[Request] Data follows below. Repeat exactly the lines between the line holding "Write the Altair code for this chart." and the line holding "import pandas as pd", inclusive, and nothing more; drop pictures.

[Charts and diagrams as code]

· · ·

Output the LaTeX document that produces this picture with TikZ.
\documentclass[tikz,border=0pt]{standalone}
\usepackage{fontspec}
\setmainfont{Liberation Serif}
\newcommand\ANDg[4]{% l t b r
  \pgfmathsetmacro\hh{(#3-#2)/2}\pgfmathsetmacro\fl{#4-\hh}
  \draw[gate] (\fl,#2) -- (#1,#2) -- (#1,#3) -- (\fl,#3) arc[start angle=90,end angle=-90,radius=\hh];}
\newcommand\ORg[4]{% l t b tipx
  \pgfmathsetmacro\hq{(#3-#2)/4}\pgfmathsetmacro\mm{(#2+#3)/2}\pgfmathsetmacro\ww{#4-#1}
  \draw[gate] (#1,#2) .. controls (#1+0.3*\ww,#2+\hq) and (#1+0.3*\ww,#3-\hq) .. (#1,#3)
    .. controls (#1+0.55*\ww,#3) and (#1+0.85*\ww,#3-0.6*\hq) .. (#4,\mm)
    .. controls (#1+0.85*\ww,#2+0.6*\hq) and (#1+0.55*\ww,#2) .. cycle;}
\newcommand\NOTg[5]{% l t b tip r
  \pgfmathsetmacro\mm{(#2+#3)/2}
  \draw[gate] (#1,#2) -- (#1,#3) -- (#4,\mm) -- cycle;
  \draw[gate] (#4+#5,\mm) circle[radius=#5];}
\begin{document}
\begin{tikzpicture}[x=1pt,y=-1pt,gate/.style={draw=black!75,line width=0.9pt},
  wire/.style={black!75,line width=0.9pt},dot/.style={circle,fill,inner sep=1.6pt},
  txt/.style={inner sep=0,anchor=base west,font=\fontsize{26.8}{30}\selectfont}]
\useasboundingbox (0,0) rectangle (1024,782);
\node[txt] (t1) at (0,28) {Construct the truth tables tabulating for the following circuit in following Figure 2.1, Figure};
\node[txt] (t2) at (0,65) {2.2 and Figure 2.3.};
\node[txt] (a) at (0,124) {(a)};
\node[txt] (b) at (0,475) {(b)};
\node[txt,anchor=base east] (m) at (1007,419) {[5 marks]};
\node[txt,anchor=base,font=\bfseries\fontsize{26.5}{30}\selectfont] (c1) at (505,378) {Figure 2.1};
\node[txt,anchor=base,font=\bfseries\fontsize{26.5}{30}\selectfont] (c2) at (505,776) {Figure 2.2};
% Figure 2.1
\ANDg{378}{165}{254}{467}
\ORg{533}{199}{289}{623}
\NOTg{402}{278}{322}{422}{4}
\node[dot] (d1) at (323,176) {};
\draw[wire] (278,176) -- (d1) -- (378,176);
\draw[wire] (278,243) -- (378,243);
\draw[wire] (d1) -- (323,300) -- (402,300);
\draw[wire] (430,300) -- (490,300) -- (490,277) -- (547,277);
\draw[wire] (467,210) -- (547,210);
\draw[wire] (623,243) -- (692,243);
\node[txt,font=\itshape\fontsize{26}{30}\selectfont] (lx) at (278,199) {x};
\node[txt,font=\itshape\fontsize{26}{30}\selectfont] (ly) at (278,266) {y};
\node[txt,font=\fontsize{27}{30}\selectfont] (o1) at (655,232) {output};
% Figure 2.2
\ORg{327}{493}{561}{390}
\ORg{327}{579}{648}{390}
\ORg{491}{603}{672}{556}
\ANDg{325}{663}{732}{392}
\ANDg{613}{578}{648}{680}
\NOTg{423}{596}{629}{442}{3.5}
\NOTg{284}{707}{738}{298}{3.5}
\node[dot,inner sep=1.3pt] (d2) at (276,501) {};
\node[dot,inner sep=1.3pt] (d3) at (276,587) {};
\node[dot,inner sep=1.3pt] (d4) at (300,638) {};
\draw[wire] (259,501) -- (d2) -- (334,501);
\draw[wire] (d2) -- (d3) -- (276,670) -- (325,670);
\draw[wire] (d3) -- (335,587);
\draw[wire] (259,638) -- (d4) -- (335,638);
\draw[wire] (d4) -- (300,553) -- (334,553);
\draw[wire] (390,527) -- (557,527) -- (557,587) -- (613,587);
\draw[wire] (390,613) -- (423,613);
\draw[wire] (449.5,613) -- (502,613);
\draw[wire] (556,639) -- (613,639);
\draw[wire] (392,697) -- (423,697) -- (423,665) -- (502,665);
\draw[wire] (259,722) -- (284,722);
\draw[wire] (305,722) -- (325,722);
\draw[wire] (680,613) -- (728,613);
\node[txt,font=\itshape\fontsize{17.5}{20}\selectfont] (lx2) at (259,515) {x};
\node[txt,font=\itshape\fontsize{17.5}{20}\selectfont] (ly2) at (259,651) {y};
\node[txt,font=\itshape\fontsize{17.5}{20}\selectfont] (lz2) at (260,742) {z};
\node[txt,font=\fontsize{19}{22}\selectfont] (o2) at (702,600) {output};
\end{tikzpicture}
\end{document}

· · ·

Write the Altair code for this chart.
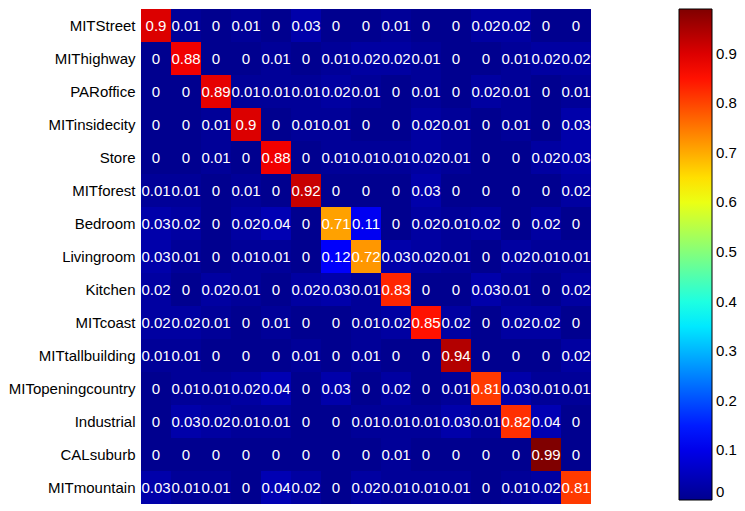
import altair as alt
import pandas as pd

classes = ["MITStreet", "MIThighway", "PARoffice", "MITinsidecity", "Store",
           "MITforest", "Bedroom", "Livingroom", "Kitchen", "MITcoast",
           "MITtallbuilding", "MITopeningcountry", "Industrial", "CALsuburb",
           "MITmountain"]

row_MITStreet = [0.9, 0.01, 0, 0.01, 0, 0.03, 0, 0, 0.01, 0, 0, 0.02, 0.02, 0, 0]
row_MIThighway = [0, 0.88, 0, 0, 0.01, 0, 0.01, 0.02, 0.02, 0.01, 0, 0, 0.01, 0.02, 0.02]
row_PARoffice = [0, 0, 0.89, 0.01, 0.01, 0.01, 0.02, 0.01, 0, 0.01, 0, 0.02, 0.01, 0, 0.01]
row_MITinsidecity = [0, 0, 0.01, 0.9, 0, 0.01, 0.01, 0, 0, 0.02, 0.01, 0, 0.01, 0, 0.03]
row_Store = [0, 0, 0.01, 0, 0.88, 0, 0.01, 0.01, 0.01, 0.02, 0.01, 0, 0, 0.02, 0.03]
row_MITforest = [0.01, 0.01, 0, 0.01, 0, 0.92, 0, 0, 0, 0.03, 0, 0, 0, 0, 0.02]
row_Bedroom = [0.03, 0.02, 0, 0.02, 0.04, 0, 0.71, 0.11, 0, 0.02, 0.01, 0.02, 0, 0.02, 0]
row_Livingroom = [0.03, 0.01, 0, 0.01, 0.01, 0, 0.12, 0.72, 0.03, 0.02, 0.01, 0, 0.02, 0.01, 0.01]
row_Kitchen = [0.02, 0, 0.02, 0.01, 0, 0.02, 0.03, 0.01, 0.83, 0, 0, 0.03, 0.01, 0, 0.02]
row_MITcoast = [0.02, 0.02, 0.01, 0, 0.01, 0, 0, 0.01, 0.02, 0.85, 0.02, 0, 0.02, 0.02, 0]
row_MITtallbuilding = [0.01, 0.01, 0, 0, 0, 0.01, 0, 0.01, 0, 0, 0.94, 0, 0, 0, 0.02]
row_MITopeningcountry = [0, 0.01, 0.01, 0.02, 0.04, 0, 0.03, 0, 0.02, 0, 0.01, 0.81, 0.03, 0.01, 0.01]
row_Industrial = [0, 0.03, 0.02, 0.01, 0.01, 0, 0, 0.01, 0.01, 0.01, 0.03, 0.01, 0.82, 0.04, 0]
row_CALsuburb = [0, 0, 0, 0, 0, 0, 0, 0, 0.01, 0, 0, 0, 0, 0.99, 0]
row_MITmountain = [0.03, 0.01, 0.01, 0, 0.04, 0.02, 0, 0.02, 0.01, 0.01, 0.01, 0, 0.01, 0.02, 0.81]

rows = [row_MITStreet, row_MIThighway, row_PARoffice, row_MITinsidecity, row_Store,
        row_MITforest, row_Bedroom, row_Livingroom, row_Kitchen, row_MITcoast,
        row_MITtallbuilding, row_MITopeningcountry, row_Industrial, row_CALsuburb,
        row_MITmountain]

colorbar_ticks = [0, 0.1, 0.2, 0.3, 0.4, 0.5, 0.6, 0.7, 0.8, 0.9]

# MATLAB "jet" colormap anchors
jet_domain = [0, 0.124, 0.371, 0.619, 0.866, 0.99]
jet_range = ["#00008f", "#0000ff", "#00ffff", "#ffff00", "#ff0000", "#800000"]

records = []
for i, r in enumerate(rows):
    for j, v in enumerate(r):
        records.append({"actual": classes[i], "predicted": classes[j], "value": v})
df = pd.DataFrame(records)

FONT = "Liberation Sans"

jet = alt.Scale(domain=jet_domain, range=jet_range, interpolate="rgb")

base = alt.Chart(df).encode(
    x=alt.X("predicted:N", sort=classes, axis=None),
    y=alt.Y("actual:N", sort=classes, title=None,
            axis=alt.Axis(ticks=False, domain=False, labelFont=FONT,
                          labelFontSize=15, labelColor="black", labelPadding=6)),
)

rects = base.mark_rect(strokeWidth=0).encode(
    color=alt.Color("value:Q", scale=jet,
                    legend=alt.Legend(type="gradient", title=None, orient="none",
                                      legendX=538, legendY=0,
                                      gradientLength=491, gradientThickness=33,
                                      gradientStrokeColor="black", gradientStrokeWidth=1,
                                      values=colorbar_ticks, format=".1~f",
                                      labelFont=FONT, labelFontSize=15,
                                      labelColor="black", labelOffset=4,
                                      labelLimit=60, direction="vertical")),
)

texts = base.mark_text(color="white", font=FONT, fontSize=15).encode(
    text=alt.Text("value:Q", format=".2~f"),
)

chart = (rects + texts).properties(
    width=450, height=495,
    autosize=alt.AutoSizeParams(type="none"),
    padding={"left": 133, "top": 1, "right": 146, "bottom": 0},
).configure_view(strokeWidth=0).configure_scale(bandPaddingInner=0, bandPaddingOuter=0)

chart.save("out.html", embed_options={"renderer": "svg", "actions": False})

· · ·

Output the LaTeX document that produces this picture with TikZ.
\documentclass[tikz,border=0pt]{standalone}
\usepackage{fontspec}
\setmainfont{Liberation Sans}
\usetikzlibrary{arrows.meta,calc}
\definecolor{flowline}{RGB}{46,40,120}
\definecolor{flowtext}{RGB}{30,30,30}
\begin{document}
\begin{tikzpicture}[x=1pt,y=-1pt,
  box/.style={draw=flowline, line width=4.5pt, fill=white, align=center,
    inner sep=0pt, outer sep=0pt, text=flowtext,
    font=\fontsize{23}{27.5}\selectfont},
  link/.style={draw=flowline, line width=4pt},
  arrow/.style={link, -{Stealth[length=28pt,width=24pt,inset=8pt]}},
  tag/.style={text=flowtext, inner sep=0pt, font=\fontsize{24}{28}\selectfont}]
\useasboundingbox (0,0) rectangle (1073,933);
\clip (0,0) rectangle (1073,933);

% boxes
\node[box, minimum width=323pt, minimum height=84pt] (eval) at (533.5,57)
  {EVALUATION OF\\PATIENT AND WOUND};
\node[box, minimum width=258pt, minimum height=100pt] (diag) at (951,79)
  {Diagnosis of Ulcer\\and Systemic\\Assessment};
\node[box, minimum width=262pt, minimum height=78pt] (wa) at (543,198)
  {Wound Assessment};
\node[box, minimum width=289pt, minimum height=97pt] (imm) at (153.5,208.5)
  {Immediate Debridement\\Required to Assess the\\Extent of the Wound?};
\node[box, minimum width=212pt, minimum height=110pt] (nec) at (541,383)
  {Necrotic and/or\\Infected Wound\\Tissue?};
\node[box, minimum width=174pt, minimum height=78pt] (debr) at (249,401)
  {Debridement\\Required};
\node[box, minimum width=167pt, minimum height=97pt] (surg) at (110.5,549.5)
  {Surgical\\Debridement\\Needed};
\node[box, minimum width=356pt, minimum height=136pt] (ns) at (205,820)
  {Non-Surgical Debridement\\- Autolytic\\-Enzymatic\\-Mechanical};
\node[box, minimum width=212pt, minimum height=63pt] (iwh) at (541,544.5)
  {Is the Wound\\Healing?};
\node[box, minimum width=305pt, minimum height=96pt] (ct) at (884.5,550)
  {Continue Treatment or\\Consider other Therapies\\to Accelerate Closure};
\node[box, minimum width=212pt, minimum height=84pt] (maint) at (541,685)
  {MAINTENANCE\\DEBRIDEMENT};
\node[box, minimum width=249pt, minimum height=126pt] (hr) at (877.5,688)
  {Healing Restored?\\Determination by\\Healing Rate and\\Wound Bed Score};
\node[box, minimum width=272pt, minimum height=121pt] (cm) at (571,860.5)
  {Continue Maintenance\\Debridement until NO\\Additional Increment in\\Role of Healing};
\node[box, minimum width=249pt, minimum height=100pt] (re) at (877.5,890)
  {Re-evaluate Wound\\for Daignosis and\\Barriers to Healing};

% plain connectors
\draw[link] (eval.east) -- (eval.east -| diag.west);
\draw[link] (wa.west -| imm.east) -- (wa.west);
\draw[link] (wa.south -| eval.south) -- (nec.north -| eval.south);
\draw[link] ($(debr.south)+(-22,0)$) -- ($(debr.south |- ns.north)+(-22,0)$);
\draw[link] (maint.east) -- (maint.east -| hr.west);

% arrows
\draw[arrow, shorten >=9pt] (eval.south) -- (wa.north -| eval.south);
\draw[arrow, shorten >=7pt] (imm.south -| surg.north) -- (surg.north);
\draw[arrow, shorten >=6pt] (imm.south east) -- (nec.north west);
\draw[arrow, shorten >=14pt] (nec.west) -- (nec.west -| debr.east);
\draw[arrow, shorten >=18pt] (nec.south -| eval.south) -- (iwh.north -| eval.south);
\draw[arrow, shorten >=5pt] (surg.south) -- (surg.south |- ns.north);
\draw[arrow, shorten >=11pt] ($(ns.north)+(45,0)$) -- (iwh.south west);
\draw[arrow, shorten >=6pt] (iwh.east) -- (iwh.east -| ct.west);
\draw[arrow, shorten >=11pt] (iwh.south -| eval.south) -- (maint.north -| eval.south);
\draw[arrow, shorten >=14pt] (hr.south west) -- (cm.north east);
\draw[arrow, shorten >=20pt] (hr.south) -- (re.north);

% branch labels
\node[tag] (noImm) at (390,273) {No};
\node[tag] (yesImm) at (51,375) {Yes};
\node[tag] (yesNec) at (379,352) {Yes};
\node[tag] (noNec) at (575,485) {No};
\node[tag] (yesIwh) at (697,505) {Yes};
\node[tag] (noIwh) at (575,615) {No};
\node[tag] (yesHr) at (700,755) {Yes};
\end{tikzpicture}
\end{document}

· · ·

[Task solution]
Write the Altair code for this chart.
import altair as alt
import pandas as pd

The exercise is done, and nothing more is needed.